Instructional Errors and Jury Misconduct Claims
The Court of Appeal addressed the appellants' claims of instructional error and jury misconduct, finding no merit in these assertions. The court noted that both parties had requested the jury instruction concerning the essential elements of contract formation, which indicated a mutual understanding of the issues at hand. Furthermore, the appellants did not raise any objections to the special verdict form during the trial, thereby waiving their right to challenge it on appeal. The court also found that the trial court had appropriately denied the new trial motion based on claims of juror misconduct, as the appellants failed to effectively demonstrate how any alleged misconduct could have influenced the verdict. The jury's deliberations were scrutinized, and the trial court had made credibility determinations regarding the jurors' conduct, ultimately concluding that no misconduct occurred. The Court of Appeal upheld the trial court's findings, emphasizing that the appellants had not substantiated their claims with sufficient evidence to warrant a new trial. Thus, the court affirmed the trial court's rulings on these matters.

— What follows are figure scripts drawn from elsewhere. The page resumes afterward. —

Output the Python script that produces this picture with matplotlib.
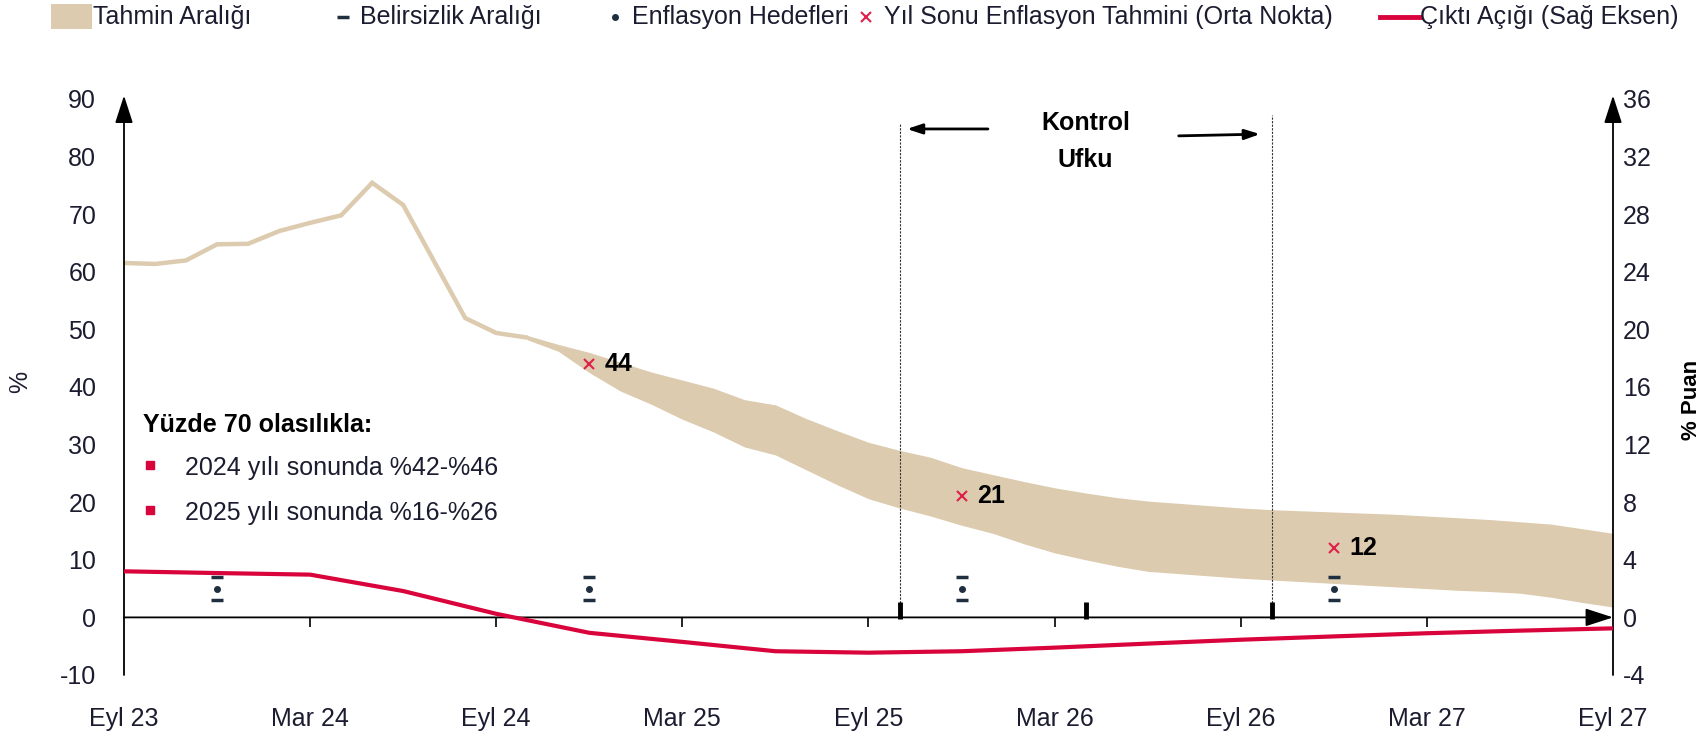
import numpy as np
import matplotlib.pyplot as plt
from matplotlib.lines import Line2D
from matplotlib.patches import Rectangle

plt.rcParams['font.family'] = ['Liberation Sans', 'DejaVu Sans']
plt.rcParams['axes.unicode_minus'] = False

W, H = 1708, 738

# aylar: 0 = Eyl 23 ... 48 = Eyl 27
tick_pos = [0, 6, 12, 18, 24, 30, 36, 42, 48]
tick_labels = ['Eyl 23', 'Mar 24', 'Eyl 24', 'Mar 25', 'Eyl 25',
               'Mar 26', 'Eyl 26', 'Mar 27', 'Eyl 27']

# gerceklesen enflasyon (Eyl 23 - Eki 24)
hist_months = np.arange(0, 14)
hist_infl = [61.53, 61.36, 61.98, 64.77, 64.86, 67.07, 68.50, 69.80,
             75.45, 71.60, 61.78, 51.97, 49.38, 48.58]

# tahmin araligi (Eki 24 - Eyl 27)
band_months = np.arange(13, 49)
band_upper = [48.95, 47.4, 46.0, 44.3, 42.6, 41.2, 39.8, 37.8, 36.9, 34.5,
              32.4, 30.4, 29.0, 27.8, 26.0, 24.8, 23.6, 22.5, 21.6, 20.8,
              20.2, 19.8, 19.4, 19.0, 18.7, 18.5, 18.3, 18.1, 17.9, 17.6,
              17.3, 17.0, 16.6, 16.2, 15.4, 14.6]
band_lower = [48.2, 46.2, 42.5, 39.3, 37.0, 34.4, 32.2, 29.6, 28.2, 25.6,
              23.0, 20.6, 19.0, 17.6, 16.0, 14.6, 12.8, 11.2, 10.0, 8.9,
              8.0, 7.6, 7.2, 6.8, 6.5, 6.2, 5.9, 5.6, 5.3, 5.0,
              4.7, 4.5, 4.2, 3.5, 2.6, 1.8]

# cikti acigi (ceyreklik, sag eksen)
gap_months = np.arange(0, 49, 3)
gap_values = [3.2, 3.08, 2.97, 1.83, 0.25, -1.07, -1.7, -2.35, -2.45,
              -2.35, -2.1, -1.82, -1.55, -1.32, -1.1, -0.92, -0.76]

# yil sonu tahminleri
yearend_months = [15, 27, 39]
yearend_mid = [44, 21, 12]

# enflasyon hedefleri ve belirsizlik araligi
target_months = [3, 15, 27, 39]
target_values = [5, 5, 5, 5]
target_lo = [3, 3, 3, 3]
target_hi = [7, 7, 7, 7]

# kontrol ufku
horizon_lines = [25, 37]
horizon_top = [85.8, 87.2]
horizon_marks = [25, 31, 37]

band_color = '#DCCBAE'
red = '#D9043C'
xred = '#E0204A'
navy = '#1F2F40'
txt = '#1C1C30'

fig = plt.figure(figsize=(W / 100, H / 100), dpi=100)
ax = fig.add_axes([124 / W, 63 / H, 1489 / W, 576 / H])
ax2 = ax.twinx()

ax.plot(hist_months, hist_infl, color=band_color, lw=3.2,
        solid_joinstyle='miter', solid_capstyle='round')
ax.fill_between(band_months, band_lower, band_upper, color=band_color, lw=0)

ax.plot(yearend_months, yearend_mid, 'x', color=xred, ms=7, mew=1.5)
for m, v in zip(yearend_months, yearend_mid):
    ax.annotate(str(v), (m, v), xytext=(11, 0), textcoords='offset points',
                ha='left', va='center', fontsize=18, fontweight='bold', color='black')

ax.plot(target_months, target_values, 'o', color=navy, ms=4)
ax.plot(target_months, target_lo, '_', color=navy, ms=8, mew=2.5)
ax.plot(target_months, target_hi, '_', color=navy, ms=8, mew=2.5)

ax.vlines(horizon_lines, 0, horizon_top, colors='#333333', lw=0.8,
          linestyles=(0, (2, 1.2)))
ax.vlines(horizon_marks, -0.3, 2.7, colors='black', lw=3.5)

ax.text(31, 85.8, 'Kontrol', ha='center', va='center', fontsize=18,
        fontweight='bold', color='black')
ax.text(31, 79.4, 'Ufku', ha='center', va='center', fontsize=18,
        fontweight='bold', color='black')
hprops = dict(arrowstyle='-|>,head_length=0.9,head_width=0.3', color='black',
              lw=2, shrinkA=0, shrinkB=0, mutation_scale=10)
ax.annotate('', xy=(25.24, 84.8), xytext=(27.85, 84.8), arrowprops=hprops)
ax.annotate('', xy=(36.62, 83.9), xytext=(34.0, 83.6), arrowprops=hprops)

ax2.plot(gap_months, gap_values, color=red, lw=3)

# eksenler
for a in (ax, ax2):
    for s in a.spines.values():
        s.set_visible(False)
aprops = dict(arrowstyle='-|>,head_length=1.7,head_width=0.55', color='black',
              lw=1.3, shrinkA=0, shrinkB=0, mutation_scale=10)
ax.annotate('', xy=(0, 1.006), xytext=(0, 0), xycoords='axes fraction', arrowprops=aprops)
ax.annotate('', xy=(1, 1.006), xytext=(1, 0), xycoords='axes fraction', arrowprops=aprops)
ax.annotate('', xy=(48, 0), xytext=(0, 0), xycoords='data', arrowprops=aprops)
ax.vlines(tick_pos[1:-1], -1.6, 0, colors='black', lw=1.2)

ax.set_xlim(0, 48)
ax.set_ylim(-10, 90)
ax2.set_ylim(-4, 36)
ax.set_xticks(tick_pos, tick_labels)
ax.set_yticks(range(-10, 91, 10))
ax2.set_yticks(range(-4, 37, 4))
ax.tick_params(axis='x', length=0, pad=23, labelsize=18, labelcolor=txt)
ax.tick_params(axis='y', length=0, pad=20, labelsize=18, labelcolor=txt)
ax2.tick_params(axis='y', length=0, pad=7, labelsize=18, labelcolor=txt)

fig.text(20 / W, 1 - 382 / H, '%', rotation=90, ha='center', va='center',
         fontsize=18, color=txt)
fig.text(1692 / W, 1 - 400 / H, '% Puan', rotation=90, ha='center', va='center',
         fontsize=16, fontweight='bold', color='black')

# olasilik kutusu
ax.text(0.0128, 0.434, 'Yüzde 70 olasılıkla:', transform=ax.transAxes,
        ha='left', va='center', fontsize=18, fontweight='bold', color='black')
ax.plot([0.0175, 0.0175], [0.3646, 0.2865], 's', color=red, ms=6,
        transform=ax.transAxes, clip_on=False)
ax.text(0.041, 0.359, '2024 yılı sonunda %42-%46', transform=ax.transAxes,
        ha='left', va='center', fontsize=18, color=txt)
ax.text(0.041, 0.281, '2025 yılı sonunda %16-%26', transform=ax.transAxes,
        ha='left', va='center', fontsize=18, color=txt)

# lejant
ly = 1 - 17 / H
fig.patches.append(Rectangle((51 / W, 1 - 29 / H), 41 / W, 25 / H,
                             transform=fig.transFigure, color=band_color, lw=0))
fig.lines.append(Line2D([343 / W], [ly], marker='_', color=navy, ms=8, mew=2.5,
                        transform=fig.transFigure))
fig.lines.append(Line2D([615 / W], [ly], marker='o', color=navy, ms=4,
                        transform=fig.transFigure))
fig.lines.append(Line2D([866 / W], [ly], marker='x', color=xred, ms=7, mew=1.5,
                        transform=fig.transFigure))
fig.lines.append(Line2D([1380 / W, 1420 / W], [ly, ly], color=red, lw=3.5,
                        transform=fig.transFigure))
legend_items = [(93, 'Tahmin Aralığı'), (360, 'Belirsizlik Aralığı'),
                (632, 'Enflasyon Hedefleri'),
                (884, 'Yıl Sonu Enflasyon Tahmini (Orta Nokta)'),
                (1420, 'Çıktı Açığı (Sağ Eksen)')]
for x, label in legend_items:
    fig.text(x / W, ly, label, ha='left', va='center', fontsize=18, color=txt)

fig.savefig('out.png', dpi=100)
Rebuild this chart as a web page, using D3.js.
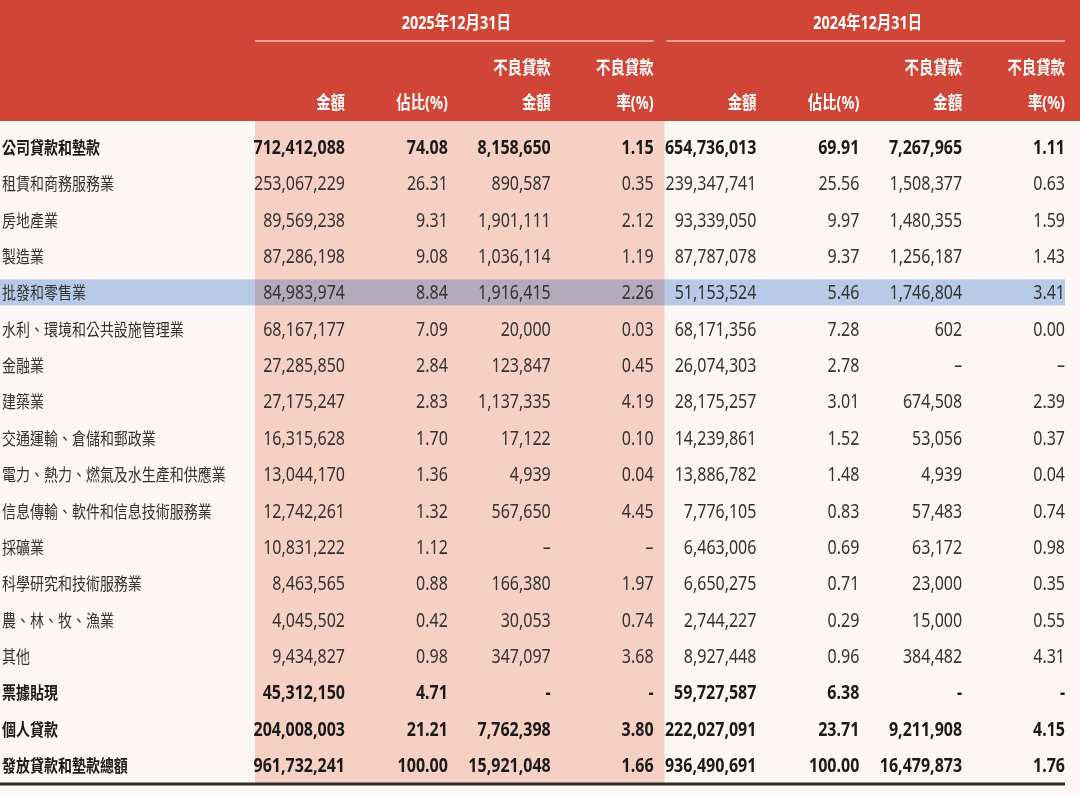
<!DOCTYPE html>
<html>
<head>
<meta charset="utf-8">
<script src="https://cdn.jsdelivr.net/npm/d3@7"></script>
<style>
  body { margin: 0; background: #fcf7f5; }
  text { font-family: "Noto Sans", "Noto Sans CJK TC", sans-serif; }
</style>
</head>
<body>
<svg id="chart" width="1080" height="796"></svg>
<script>
// row labels
const categories = [
  '公司貸款和墊款', '租賃和商務服務業', '房地產業', '製造業', '批發和零售業',
  '水利、環境和公共設施管理業', '金融業', '建築業', '交通運輸、倉儲和郵政業',
  '電力、熱力、燃氣及水生產和供應業', '信息傳輸、軟件和信息技術服務業', '採礦業',
  '科學研究和技術服務業', '農、林、牧、漁業', '其他', '票據貼現', '個人貸款',
  '發放貸款和墊款總額'
];
const boldRows = ['公司貸款和墊款', '票據貼現', '個人貸款', '發放貸款和墊款總額'];
const highlightRow = '批發和零售業';

// 2025-12-31
const amt2025 = [712412088, 253067229, 89569238, 87286198, 84983974, 68167177, 27285850,
  27175247, 16315628, 13044170, 12742261, 10831222, 8463565, 4045502, 9434827,
  45312150, 204008003, 961732241];
const pct2025 = [74.08, 26.31, 9.31, 9.08, 8.84, 7.09, 2.84, 2.83, 1.70, 1.36, 1.32, 1.12,
  0.88, 0.42, 0.98, 4.71, 21.21, 100.00];
const npl2025 = [8158650, 890587, 1901111, 1036114, 1916415, 20000, 123847, 1137335, 17122,
  4939, 567650, null, 166380, 30053, 347097, null, 7762398, 15921048];
const rate2025 = [1.15, 0.35, 2.12, 1.19, 2.26, 0.03, 0.45, 4.19, 0.10, 0.04, 4.45, null,
  1.97, 0.74, 3.68, null, 3.80, 1.66];

// 2024-12-31
const amt2024 = [654736013, 239347741, 93339050, 87787078, 51153524, 68171356, 26074303,
  28175257, 14239861, 13886782, 7776105, 6463006, 6650275, 2744227, 8927448,
  59727587, 222027091, 936490691];
const pct2024 = [69.91, 25.56, 9.97, 9.37, 5.46, 7.28, 2.78, 3.01, 1.52, 1.48, 0.83, 0.69,
  0.71, 0.29, 0.96, 6.38, 23.71, 100.00];
const npl2024 = [7267965, 1508377, 1480355, 1256187, 1746804, 602, null, 674508, 53056,
  4939, 57483, 63172, 23000, 15000, 384482, null, 9211908, 16479873];
const rate2024 = [1.11, 0.63, 1.59, 1.43, 3.41, 0.00, null, 2.39, 0.37, 0.04, 0.74, 0.98,
  0.35, 0.55, 4.31, null, 4.15, 1.76];

const groups = ['2025年12月31日', '2024年12月31日'];
const headTop = ['', '', '不良貸款', '不良貸款'];
const headBottom = ['金額', '佔比(%)', '金額', '率(%)'];

const columns = [amt2025, pct2025, npl2025, rate2025, amt2024, pct2024, npl2024, rate2024];
const fmtAmt = d3.format(',');
const fmtPct = d3.format('.2f');

const svg = d3.select('#chart');
const W = 1080, H = 796;
const red = '#d14536';
const squeeze = 0.8; // condensed look

// column right edges and row centres
const x = d3.scaleLinear().domain([0, 7]).range([345, 1065]);
const y = d3.scaleLinear().domain([0, categories.length - 1]).range([147, 765]);
const rowH = y(1) - y(0);
const colW = x(1) - x(0);

svg.append('rect').attr('width', W).attr('height', H).attr('fill', '#fcf7f5');

// shaded 2025 block
svg.append('rect')
  .attr('x', x(0) - 90).attr('y', 120)
  .attr('width', x(3) + 11 - (x(0) - 90)).attr('height', 784 - 120)
  .attr('fill', '#f7d0c4');

// highlighted row
const hi = categories.indexOf(highlightRow);
svg.append('rect')
  .attr('x', 0).attr('y', y(hi) - 13)
  .attr('width', x(7)).attr('height', 26)
  .attr('fill', '#b9d2f3')
  .style('mix-blend-mode', 'multiply');

// header
svg.append('rect').attr('width', W).attr('height', 121).attr('fill', red);

function putText(sel, tx, ty, str, opts) {
  return sel.append('text')
    .attr('transform', `translate(${tx},${ty}) scale(${squeeze},1)`)
    .attr('text-anchor', opts.anchor || 'end')
    .attr('font-size', opts.size || 20)
    .attr('font-weight', opts.weight || 400)
    .attr('fill', opts.fill || '#333')
    .text(str);
}

const head = svg.append('g');
groups.forEach((g, gi) => {
  const left = x(gi * 4) - 90;
  const right = x(gi * 4 + 3);
  putText(head, (left + right) / 2 + 2, 29, g, { anchor: 'middle', size: 18, weight: 700, fill: '#fff' });
  head.append('line')
    .attr('x1', left).attr('x2', right)
    .attr('y1', 41).attr('y2', 41)
    .attr('stroke', '#fff').attr('stroke-width', 1.2);
  headBottom.forEach((h, i) => {
    const cx = x(gi * 4 + i);
    if (headTop[i]) putText(head, cx, 74, headTop[i], { size: 18, weight: 700, fill: '#fff' });
    putText(head, cx, 109, h, { size: 18, weight: 700, fill: '#fff' });
  });
});

// body rows
const rows = svg.append('g')
  .selectAll('g')
  .data(categories)
  .join('g');

rows.each(function (cat, ri) {
  const g = d3.select(this);
  const bold = boldRows.includes(cat);
  const color = bold ? '#1a1a1a' : '#333';
  const weight = bold ? 700 : 400;
  const base = y(ri) + 7;
  putText(g, 2, base, cat, { anchor: 'start', size: 17.5, weight: weight, fill: color });
  columns.forEach((col, ci) => {
    const v = col[ri];
    let str;
    if (v === null) str = bold ? '-' : '–';
    else str = (ci % 4 === 0 || ci % 4 === 2) ? fmtAmt(v) : fmtPct(v);
    putText(g, x(ci), base, str, { size: 20, weight: weight, fill: color });
  });
});

// closing rule
svg.append('line')
  .attr('x1', 0).attr('x2', x(7))
  .attr('y1', 784).attr('y2', 784)
  .attr('stroke', '#2b2b2b').attr('stroke-width', 3);
</script>
</body>
</html>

Attorney's Fees and the Alter Ego Doctrine
The Court of Appeal examined the trial court's decision to award attorney's fees to the defendants under the alter ego doctrine, concluding that the award was proper. The evidence presented revealed significant intertwining between the appellants and Dell Canon Investments, LLC, including the failure to observe corporate formalities such as holding meetings or keeping minutes. The court noted that the financial operations of Dell Canon were essentially controlled by Rostami, as he funded the company’s activities from his personal business account. This lack of adherence to corporate formalities, along with the unity of interest between the appellants and Dell Canon, supported the trial court's finding of alter ego liability. The court stated that the alter ego doctrine serves to prevent inequitable results that could arise from allowing individuals to hide behind the corporate veil when they have effectively controlled the entity. The Court of Appeal affirmed the trial court's award of attorney's fees, concluding that substantial evidence supported the finding that Rashti and Rostami should be held jointly liable for the fees incurred by the defendants.